O assédio não é um tema entre outros dentro dos feminismos porque mobiliza pelo menos uma questão controversa para os movimentos: a vitimização das mulheres. Quando esteve no Brasil, em 2015, a filósofa norte-americana Judith Butler surpreendeu a platéia ao afirmar que duvidava da eficácia de se valer de vulnerabilidades para reivindicar políticas de reconhecimento, numa palestra cujo título já dava o tom da provocação: “Repensando vulnerabilidades e resistências”. Doze anos antes, em 2003, outra filósofa, a francesa Elisabeth Badinter, publicava “Fausse route: – Réflexions sur 30 années de féminisme”, no qual discutia problema muito semelhante (o livro foi traduzido no Brasil por “Rumo equivocado: o feminismo e alguns destinos”, pela Civilização Brasileira em 2005). O desvio de rota a que ela se refere na sua avaliação de 30 anos de feminismo diz respeito à estratégia de nos tornar vítimas para reivindicar proteção, o que só serviria para manter as mulheres como cidadãs de segunda classe, inferiorizadas ou infantilizadas, o oposto do que havia pretendido a segunda onda feminista, marcada pela conquista da emancipação e do lugar de sujeito de direitos, ambos negados pela modernidade.

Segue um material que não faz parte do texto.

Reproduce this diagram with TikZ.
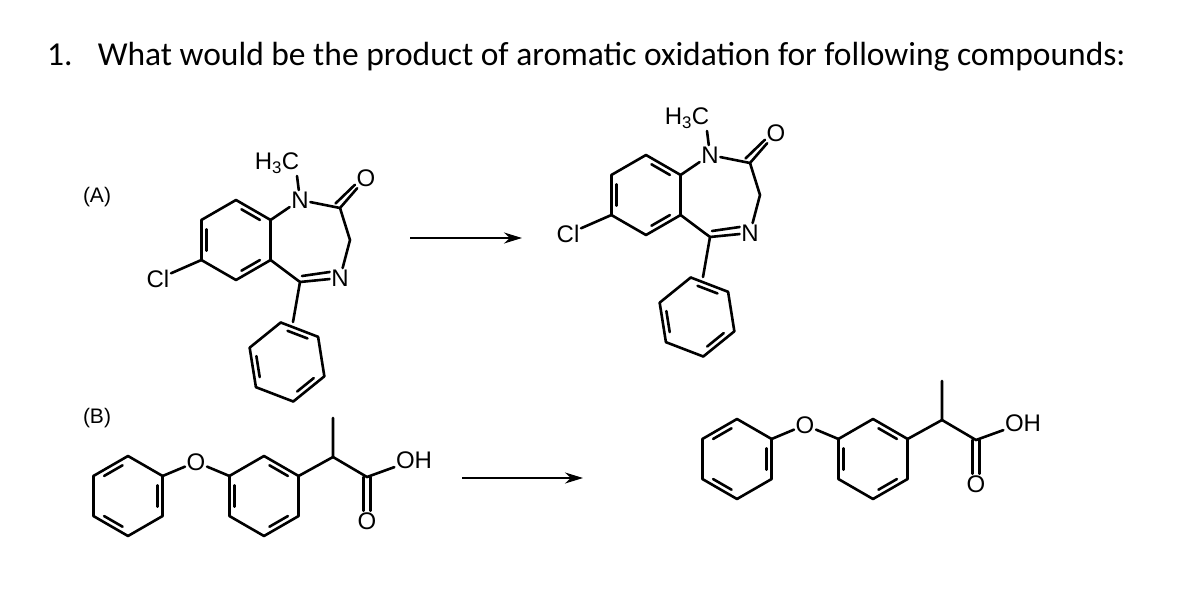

As crescentes denúncias de assédio sexual mostram que, cada uma a seu modo, Butler e Badinter têm razão. Denunciar esse tipo de crime é, muitas vezes, se defrontar com a complexa ambigüidade do lugar de vítima. Por um lado, ao afirmar-se vítima de um assédio sexual, a mulher está dizendo que não aceita continuar sendo tratada como um mero corpo à disposição da sexualidade masculina, tomada na cultura como incontrolável. Assim como acontece no estupro, no assédio sexual há implícita uma suposição de que a mulher participou, contribuiu, se ofereceu ao desejo masculino de alguma forma, mais ou menos explícita, que teria levado ao abuso e ao descontrole.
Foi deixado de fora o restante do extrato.